Errors Which Do Affect the Trial Balance

These errors cause total debits ≠ total credits. The difference is placed in a Suspense Account (Section 3.2) until corrected.

  • Single entry: Only one side of a transaction recorded (e.g., Dr Purchases $400 with no credit).
  • Different amounts: Dr Wages $600, Cr Bank $60.
  • Overcast/undercast of day books: Sales Day Book total posted as $9,500 instead of $8,500.
  • Wrong side of one account only: Dr Bank $200 for a payment that should have been Cr Bank $200.

Amending a Trial Balance

Sometimes exam questions give a draft Trial Balance with errors already included. You must adjust the debit and credit columns before preparing final accounts.
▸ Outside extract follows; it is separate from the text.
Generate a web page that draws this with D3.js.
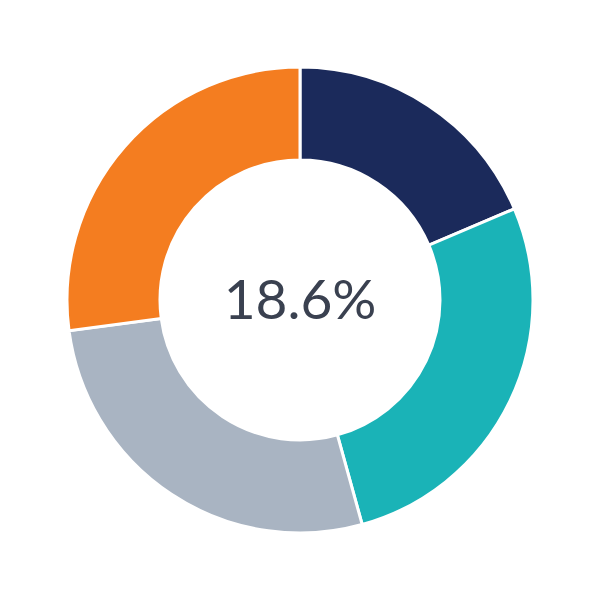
<!DOCTYPE html>
<html>
<head>
<meta charset="utf-8">
<script src="https://cdn.jsdelivr.net/npm/d3@7"></script>
<style>
  body { margin: 0; background: #fff; }
</style>
</head>
<body>
<div id="donut"></div>
<script>
// slice values, clockwise from 12 o'clock
const categories = ['A', 'B', 'C', 'D'];
const values = [18.6, 27.1, 27.2, 27.1];
const sliceColors = ['#1b2a5b', '#1ab3b7', '#a9b4c2', '#f47d20'];

const width = 600;
const height = 600;
const outerRadius = 233;
const innerRadius = 140;

const data = categories.map((c, i) => ({ category: c, value: values[i] }));

const svg = d3.select("#donut")
    .append("svg")
    .attr("width", width)
    .attr("height", height)
    .append("g")
    .attr("transform", `translate(${width / 2}, ${height / 2})`);

const pie = d3.pie()
    .sort(null)
    .value(d => d.value);

const arc = d3.arc()
    .innerRadius(innerRadius)
    .outerRadius(outerRadius);

const color = d3.scaleOrdinal()
    .domain(categories)
    .range(sliceColors);

svg.selectAll("path.slice")
    .data(pie(data))
    .enter()
    .append("path")
    .attr("class", "slice")
    .attr("d", arc)
    .attr("fill", d => color(d.data.category))
    .attr("stroke", "#fff")
    .attr("stroke-width", 3);

// centre label shows the first slice
svg.append("text")
    .attr("x", 0)
    .attr("y", 0)
    .attr("dy", "0.35em")
    .style("text-anchor", "middle")
    .style("font-family", "Lato, sans-serif")
    .style("font-size", "55px")
    .style("fill", "#3a4150")
    .text(d3.format(".1f")(data[0].value) + "%");
</script>
</body>
</html>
Worked Example 2: Amending a Trial Balance

A draft Trial Balance shows debits $47,600 and credits $49,800. Investigation reveals:

  • Rent of $800 was debited to Rent but not credited to Bank (single entry).
  • Drawings of $1,500 was credited to Drawings instead of debited (wrong side).
Adjustment Debit ($) Credit ($)
Draft totals47,60049,800
Add: Credit Bank for missing rent payment800
Remove Drawings from credit column(1,500)
Add: Debit Drawings (correct side)1,500
Amended totals49,10049,100

Limitations of a Trial Balance

Even when debits equal credits, a Trial Balance cannot confirm:

  • That every transaction was recorded (omission).
  • That amounts are correct (original entry).
  • That items are in the correct account class (principle).
  • That the business is profitable or solvent — it is only an arithmetic check.

It also excludes closing inventory (valued at year-end separately) and does not replace bank reconciliation or control account checks.